Palizas de Nochevieja

Tres muchachos regresan a casa con sus chicas. Se están despidiendo junto a un «Café y Té» que todavía está cerrado. Son las siete de la mañana. Uno de ellos, Juan, tiene cogida por la cintura a una de las chicas y le está diciendo ternezas. Pasa un grupo de ocho o nueve pichas tristes, van solos, no han ligado y, seguramente, andan muy cargados de sustancias químicas. Sin mediar mirada ni palabra, como una manada de licaones hambrientos, atacan al primer grupo. De los tres chicos, dos son más bien menudos y caen al suelo en la primera embestida. El tercero, alto y muy fuerte, planta cara sin entender lo que está ocurriendo. Las muchachas corren y se ponen a salvo. Juan se protege las espaldas contra una pared y es atacado por la mayor parte de la manada, siguiendo la ley Clint Eastwood: mata primero al más fuerte. Se protege con los brazos, reparte cuanto puede y llega a ver alguna boca sangrante. Ve venir a uno de los lobos rabiosos, que ha cogido carrerilla, dispuesto a incrustarle las costillas en los pulmones y detiene la patada con el brazo izquierdo. Le han roto el epicóndilo pero aún no lo sabe. No consiguen tirarle al suelo y patearlo, como han hecho con los otros dos; tampoco le tocan la cara y los que se acercan demasiado salen malparados.

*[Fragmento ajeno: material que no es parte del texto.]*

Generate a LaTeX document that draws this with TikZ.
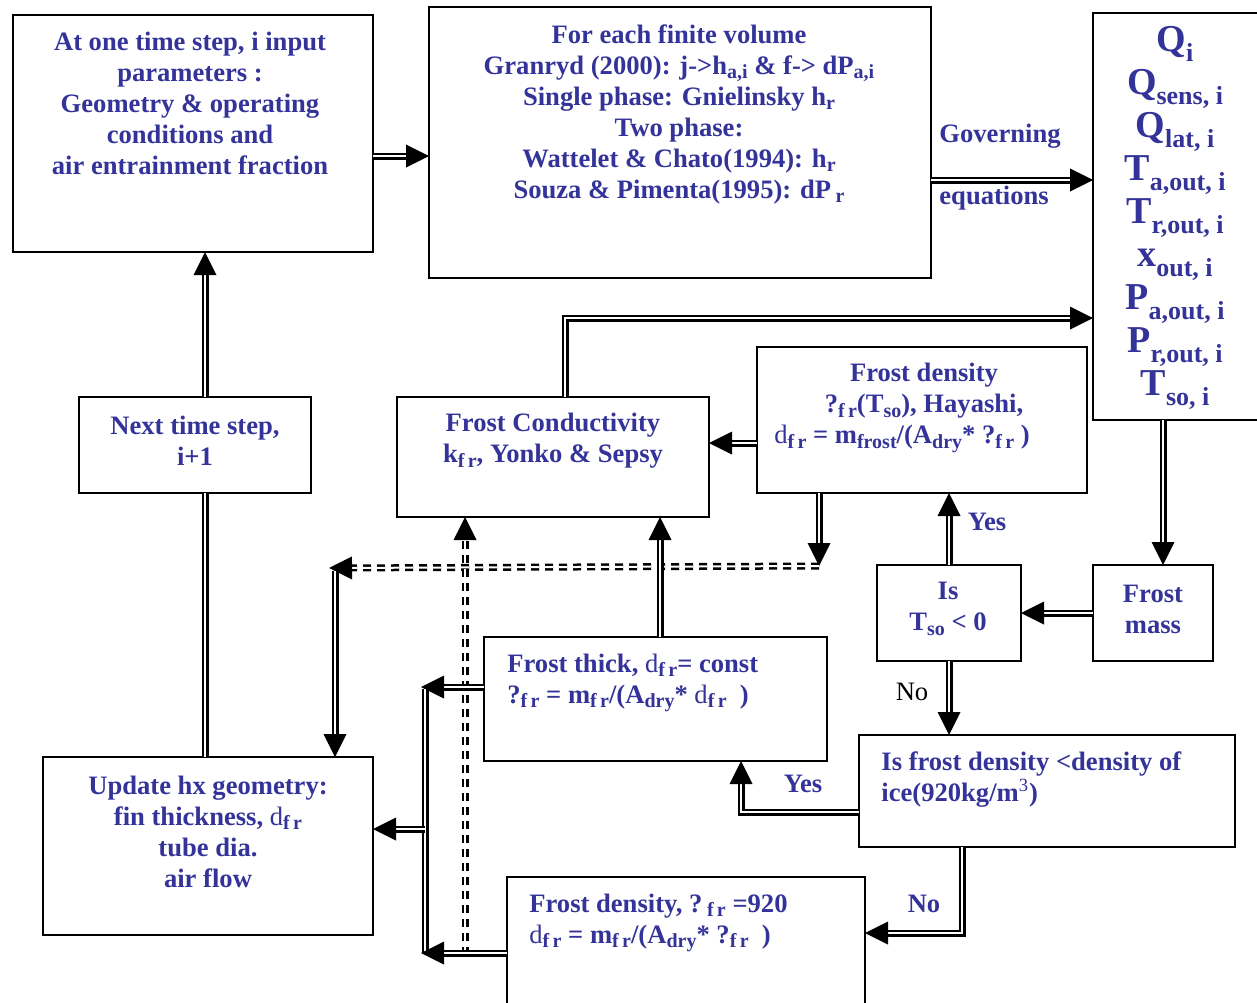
\documentclass[tikz,border=0pt]{standalone}
\usepackage{fontspec}
\setmainfont{Liberation Serif}
\usetikzlibrary{decorations.markings}
\definecolor{tb}{RGB}{51,51,153}
\newcommand\sbx[1]{\raisebox{-0.35ex}{\fontsize{10}{10}\selectfont #1}}
\newcommand\sbbig[1]{\raisebox{-0.6ex}{\fontsize{13}{13}\selectfont #1}}
\newcommand\dfr{{\mdseries d}\sbx{f\,r}}
\tikzset{
  box/.style={draw, line width=1.2pt, inner sep=0pt, outer sep=0pt},
  txt/.style={text=tb, font=\bfseries\fontsize{13.3}{15.5}\selectfont, align=center, inner sep=0pt},
  dbl/.style={draw, double, double distance=1pt, line width=1.25pt},
  arr/.style={dbl, shorten >=8pt, postaction={decorate, decoration={markings, mark=at position 1 with {\fill[black] (0pt,0pt) -- (-11.5pt,5.75pt) -- (-11.5pt,-5.75pt) -- cycle;}}}},
  dsh/.style={dash pattern=on 4pt off 3pt}
}
\begin{document}
\begin{tikzpicture}[x=0.5pt,y=-0.5pt]
\useasboundingbox (0,0) rectangle (1257,1002);
% boxes
\node[box, minimum width=180pt, minimum height=118.5pt] (inp) at (193,133.5) {};
\node[box, minimum width=251pt, minimum height=135.5pt] (fv) at (680,142.5) {};
\node[box, minimum width=84.5pt, minimum height=203.5pt] (res) at (1177.5,216.5) {};
\node[box, minimum width=165pt, minimum height=73pt] (fden) at (922,420) {};
\node[box, minimum width=156pt, minimum height=60pt] (fcond) at (553,457) {};
\node[box, minimum width=116pt, minimum height=48pt] (next) at (195,445) {};
\node[box, minimum width=72pt, minimum height=48pt] (isT) at (949,613) {};
\node[box, minimum width=60pt, minimum height=48pt] (fmass) at (1153,613) {};
\node[box, minimum width=171.5pt, minimum height=62pt] (fthick) at (655.5,699) {};
\node[box, minimum width=188pt, minimum height=56pt] (isden) at (1047,791) {};
\node[box, minimum width=165pt, minimum height=89pt] (upd) at (208,846) {};
\node[box, minimum width=179pt, minimum height=66.5pt] (f920) at (686,943.5) {};
% texts
\node[txt] (tinp) at (190,103) {At one time step, i input\\ parameters :\\ Geometry \& operating\\ conditions and\\ air entrainment fraction};
\node[txt] (tfv) at (679,114) {For each finite volume\\
Granryd (2000): j->h\sbx{a,i} \& f-> dP\sbx{a,i}\\
Single phase: Gnielinsky h\sbx{r}\\
Two phase:\\
Wattelet \& Chato(1994): h\sbx{r}\\
Souza \& Pimenta(1995): dP\,\sbx{r}};
\node[txt, font=\bfseries\fontsize{19}{21.5}\selectfont] (tres) at (1175,218) {Q\sbbig{i}\\ Q\sbbig{sens, i}\\ Q\sbbig{lat, i}\\ T\sbbig{a,out, i}\\ T\sbbig{r,out, i}\\ x\sbbig{out, i}\\ P\sbbig{a,out, i}\\ P\sbbig{r,out, i}\\ T\sbbig{so, i}};
\node[txt] (tfden) at (924,408) {Frost density\\ ?\sbx{f\,r}(T\sbx{so}), Hayashi,\\ \dfr{} = m\sbx{frost}/(A\sbx{dry}* ?\sbx{f\,r} )\hspace*{22pt}};
\node[txt] (tfcond) at (553,441) {Frost Conductivity\\ k\sbx{f\,r}, Yonko \& Sepsy};
\node[txt] (tnext) at (195,441) {Next time step,\\ i+1};
\node[txt] (tisT) at (948,609) {Is\\ T\sbx{so} < 0};
\node[txt] (tfmass) at (1153,609) {Frost\\ mass};
\node[txt, align=left, anchor=west] (tfthick) at (507,683) {Frost thick, \dfr= const\\ ?\sbx{f\,r} = m\sbx{f\,r}/(A\sbx{dry}* \dfr{}~ )};
\node[txt, align=left, anchor=west] (tisden) at (881,780) {Is frost density <density of\\ ice(920kg/m\textsuperscript{\mdseries 3})};
\node[txt] (tupd) at (208,832) {Update hx geometry:\\ fin thickness, \dfr\\ tube dia.\\ air flow};
\node[txt, align=left, anchor=west] (tf920) at (529,923) {Frost density, ?\,\sbx{f\,r} =920\\ \dfr{} = m\sbx{f\,r}/(A\sbx{dry}* ?\sbx{f\,r}~ )};
% connector labels
\node[txt, anchor=west] (lgov) at (939,136) {Governing};
\node[txt, anchor=west] (leq) at (939,198) {equations};
\node[txt] (lyes1) at (987,522) {Yes};
\node[txt] (lyes2) at (803,784) {Yes};
\node[inner sep=0pt, font=\fontsize{13.3}{15.5}\selectfont] (lno1) at (912,692) {No};
\node[txt] (lno2) at (924,904) {No};
% free-end coordinates
\coordinate (dj) at (819,566);
\coordinate (dl) at (329,568);
\coordinate (vb) at (335,571);
\coordinate (dv) at (465,955);
\coordinate (bt) at (425,687);
\coordinate (bb) at (425,953);
% connectors
\draw[arr] (inp.east |- 0,156) -- (fv.west |- 0,156);
\draw[arr] (fv.east |- 0,180) -- (res.west |- 0,180);
\draw[arr] (res.south -| 1163,0) -- (fmass.north -| 1163,0);
\draw[arr] (fmass.west) -- (isT.east);
\draw[arr] (isT.north) -- (fden.south -| isT.north);
\draw[arr] (isT.south) -- (isden.north -| isT.south);
\draw[arr] (isden.west |- 0,812) -- (741,812) -- (fthick.south -| 741,0);
\draw[arr] (isden.south -| 962,0) -- (962,933) -- (f920.east |- 0,933);
\draw[arr] (fden.west |- 0,443) -- (fcond.east |- 0,443);
\draw[arr] (fden.south -| dj) -- (dj);
\draw[arr, dsh] (dj) -- (dl);
\draw[arr] (vb) -- (upd.north -| vb);
\draw[arr] (fcond.north -| 565,0) -- (565,318) -- (res.west |- 0,318);
\draw[arr] (fthick.north -| 660,0) -- (fcond.south -| 660,0);
\draw[arr, dsh] (dv) -- (fcond.south -| dv);
\draw[arr] (fthick.west |- bt) -- ([xshift=-2pt]bt);
\draw[dbl] ([yshift=-1pt]bt) -- (bb);
\draw[arr] (f920.west |- bb) -- ([xshift=-2pt]bb);
\draw[arr] (bb |- 0,829) -- (upd.east |- 0,829);
\draw[arr] (next.north -| 205,0) -- (inp.south -| 205,0);
\draw[dbl] (upd.north -| 205,0) -- (next.south -| 205,0);
\end{tikzpicture}
\end{document}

Finalmente, alguien llama a la policía y la manada huye ante el sonido de la sirena. Todos menos uno, que tiene la mandíbula rota.

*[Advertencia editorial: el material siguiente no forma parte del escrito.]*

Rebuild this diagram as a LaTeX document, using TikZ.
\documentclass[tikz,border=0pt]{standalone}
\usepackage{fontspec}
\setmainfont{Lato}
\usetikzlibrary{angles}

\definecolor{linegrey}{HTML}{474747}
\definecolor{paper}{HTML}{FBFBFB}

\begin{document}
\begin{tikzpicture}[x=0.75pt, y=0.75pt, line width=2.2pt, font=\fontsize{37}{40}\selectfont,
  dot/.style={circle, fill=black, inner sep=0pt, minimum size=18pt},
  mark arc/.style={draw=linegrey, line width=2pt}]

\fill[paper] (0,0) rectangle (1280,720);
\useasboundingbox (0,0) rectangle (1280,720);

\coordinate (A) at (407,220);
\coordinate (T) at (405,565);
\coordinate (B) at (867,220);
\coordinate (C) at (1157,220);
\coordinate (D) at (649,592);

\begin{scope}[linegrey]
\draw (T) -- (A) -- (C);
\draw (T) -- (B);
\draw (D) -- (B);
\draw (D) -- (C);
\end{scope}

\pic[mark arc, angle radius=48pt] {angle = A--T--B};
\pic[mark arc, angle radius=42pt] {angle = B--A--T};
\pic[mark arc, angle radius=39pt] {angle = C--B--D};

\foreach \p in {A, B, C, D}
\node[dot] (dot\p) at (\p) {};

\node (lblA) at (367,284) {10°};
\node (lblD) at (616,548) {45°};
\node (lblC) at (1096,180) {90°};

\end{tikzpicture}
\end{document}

No supe nada hasta ayer por la mañana, Juan daba por hecho que el brazo debía dolerle y estaba tomando ibuprofeno. Su chica, que estudia medicina, advirtió que algo no iba bien y Juan se decidió a llamar a casa. Lo habitual: vete a urgencias y me llamas después. Escayola, dos meses sin conducir y la incredulidad ante un ataque tan innoble. Bueno, me digo, no le han metido un navajazo y dos meses pasan pronto. Cuestión de molestarse cada día en llevarle y traerle de la facultad, que está a veinte minutos.

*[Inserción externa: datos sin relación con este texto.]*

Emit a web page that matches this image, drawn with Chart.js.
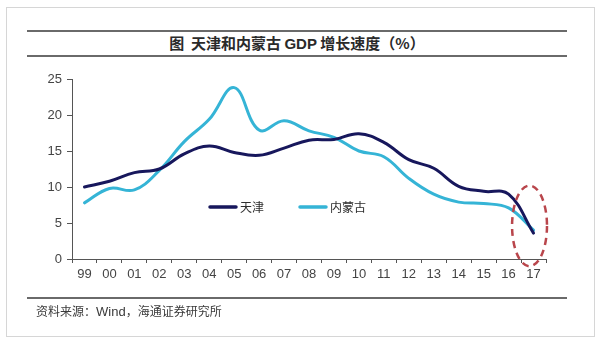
<!DOCTYPE html>
<html>
<head>
<meta charset="utf-8">
<script src="https://cdn.jsdelivr.net/npm/chart.js@4/dist/chart.umd.min.js"></script>
<style>
  html, body { margin: 0; padding: 0; background: #fff; }
  #wrap { position: relative; width: 602px; height: 346px; overflow: hidden; }
  #frame { position: absolute; left: 6px; top: 7px; width: 587px; height: 328px; border: 1px solid #d6d6d6; }
  .rule { position: absolute; left: 27px; width: 540px; height: 0; border-top: 2px solid #6a6a6a; }
  #title {
    position: absolute; left: 27px; width: 540px; top: 32px; text-align: center;
    font: bold 15px "Noto Sans CJK SC", sans-serif; color: #2a2a2a; white-space: pre;
  }
  #title .latin { font-family: "Liberation Sans", Arial, sans-serif; }
  #source {
    position: absolute; left: 36px; top: 302px;
    font: 12px "Noto Sans CJK SC", sans-serif; color: #3a3a3a;
  }
  #source .latin { font-family: "Liberation Sans", Arial, sans-serif; font-size: 13px; }
  #chart { position: absolute; left: 0; top: 0; }
</style>
</head>
<body>
<div id="wrap">
  <div id="frame"></div>
  <div class="rule" style="top:30px"></div>
  <div id="title">图  天津和内蒙古 <span class="latin">GDP</span> 增长速度（%）</div>
  <div class="rule" style="top:55px"></div>
  <canvas id="chart" width="602" height="346"></canvas>
  <div class="rule" style="top:297px"></div>
  <div id="source">资料来源：<span class="latin">Wind</span>，海通证券研究所</div>
</div>
<script>
const years = ['99', '00', '01', '02', '03', '04', '05', '06', '07', '08',
  '09', '10', '11', '12', '13', '14', '15', '16', '17'];
const tianjin = [10.0, 10.8, 12.0, 12.5, 14.6, 15.7, 14.8, 14.4, 15.4, 16.5,
  16.6, 17.4, 16.2, 13.8, 12.6, 10.1, 9.4, 9.0, 3.6];
const neimenggu = [7.8, 9.8, 9.6, 12.3, 16.3, 19.4, 23.8, 17.9, 19.2, 17.8,
  16.9, 15.0, 14.2, 11.2, 9.0, 7.9, 7.7, 7.1, 4.0];
const yTicks = [0, 5, 10, 15, 20, 25];

// dashed ring around the latest year
const ringCenter = 4.6;
const ringHalfHeight = 5.6;

const axisFont = { family: '"Liberation Sans", Arial, sans-serif', size: 13 };

const ringPlugin = {
  id: 'ring',
  afterDraw(chart) {
    const { ctx, scales: { x, y } } = chart;
    const step = x.getPixelForValue(1) - x.getPixelForValue(0);
    const cx = x.getPixelForValue(years.length - 1) - step * 0.16;
    const cy = y.getPixelForValue(ringCenter);
    const ry = y.getPixelForValue(ringCenter - ringHalfHeight) - cy;
    ctx.save();
    ctx.strokeStyle = '#b9464c';
    ctx.lineWidth = 2.5;
    ctx.setLineDash([7, 5]);
    ctx.beginPath();
    ctx.ellipse(cx, cy, step * 0.7, ry, 0, 0, Math.PI * 2);
    ctx.stroke();
    ctx.restore();
  }
};

// legend sits inside the plot, under the curves
const legendPlugin = {
  id: 'innerLegend',
  afterDraw(chart) {
    const { ctx, chartArea } = chart;
    let lx = chartArea.left + 138;
    const ly = chartArea.top + 128;
    ctx.save();
    ctx.font = '12px "Noto Sans CJK SC", sans-serif';
    ctx.textBaseline = 'middle';
    chart.data.datasets.forEach(ds => {
      ctx.strokeStyle = ds.borderColor;
      ctx.lineWidth = 3.5;
      ctx.lineCap = 'round';
      ctx.beginPath();
      ctx.moveTo(lx, ly);
      ctx.lineTo(lx + 26, ly);
      ctx.stroke();
      ctx.fillStyle = '#2e2e2e';
      ctx.fillText(ds.label, lx + 30, ly);
      lx += 30 + ctx.measureText(ds.label).width + 36;
    });
    ctx.restore();
  }
};

new Chart(document.getElementById('chart'), {
  type: 'line',
  data: {
    labels: years,
    datasets: [
      {
        label: '天津',
        data: tianjin,
        borderColor: '#17175c',
        borderWidth: 3,
        tension: 0.4,
        pointRadius: 0,
        borderCapStyle: 'round',
        fill: false
      },
      {
        label: '内蒙古',
        data: neimenggu,
        borderColor: '#35b4d6',
        borderWidth: 3,
        tension: 0.4,
        pointRadius: 0,
        borderCapStyle: 'round',
        fill: false
      }
    ]
  },
  options: {
    responsive: false,
    animation: false,
    devicePixelRatio: 1,
    layout: { padding: { left: 32, right: 56, top: 79, bottom: 57 } },
    plugins: {
      legend: { display: false },
      title: { display: false },
      tooltip: { enabled: false }
    },
    scales: {
      x: {
        offset: true,
        grid: { offset: true, drawOnChartArea: false, tickLength: 4, color: '#555' },
        border: { color: '#555', width: 1 },
        ticks: { font: axisFont, color: '#444', padding: 4, maxRotation: 0, autoSkip: false },
        afterFit: s => { s.height = 30; }
      },
      y: {
        min: 0,
        max: 25,
        afterBuildTicks: s => { s.ticks = yTicks.map(v => ({ value: v })); },
        grid: { drawOnChartArea: false, tickLength: 5, color: '#555' },
        border: { color: '#555', width: 1 },
        ticks: { font: axisFont, color: '#444', padding: 5 },
        afterFit: s => { s.width = 40; }
      }
    }
  },
  plugins: [ringPlugin, legendPlugin]
});
</script>
</body>
</html>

Tiene su coche en Salamanca pero hay que ir a buscarle. Lo hacemos su hermano mayor y yo. La siguiente sorpresa viene cuando vemos que el coche de Juan, aparcado muy lejos de donde tuvo lugar el ataque tiene la ventana del conductor rota. Es evidente que ha sido de una patada. Sólo su coche, ninguno más. No han robado nada, ni intentado hacer un puente, sólo la ventana rota.
Limpiamos de cristales el asiento y el hermano mayor decide conducir a pesar del fuerte frío. Menos mal que no llueve. El lleva una North Face pero le digo que se ponga mi husky encima, una de esas prendas con forro polar por dentro y gore-tex por fuera. Abriga mucho. Decidimos cambiarnos de coche en cada tramo (lo decido yo porque el chico no quiere). Hay que pasar por Béjar y hay nieve. Francisco no para, ha decidido que no. Juan va a mi lado, dolorido y sin comprender. Sabe que no pueden ligarse ambas cosas, ataque y rotura de ventana, que es una maldita casualidad; no conocía, ni de vista, a ninguno de los atacantes; es probable que no fueran de Salamanca sino de alguno de los pueblos próximos. Una manada sin éxito con las hembras, un macho alfa vengativo, unos chicos bellamente acompañados, uno que abraza a su chica. Sí, unas pichas tristes. Amanece y la posibilidad se esfuma, sólo queda la violencia.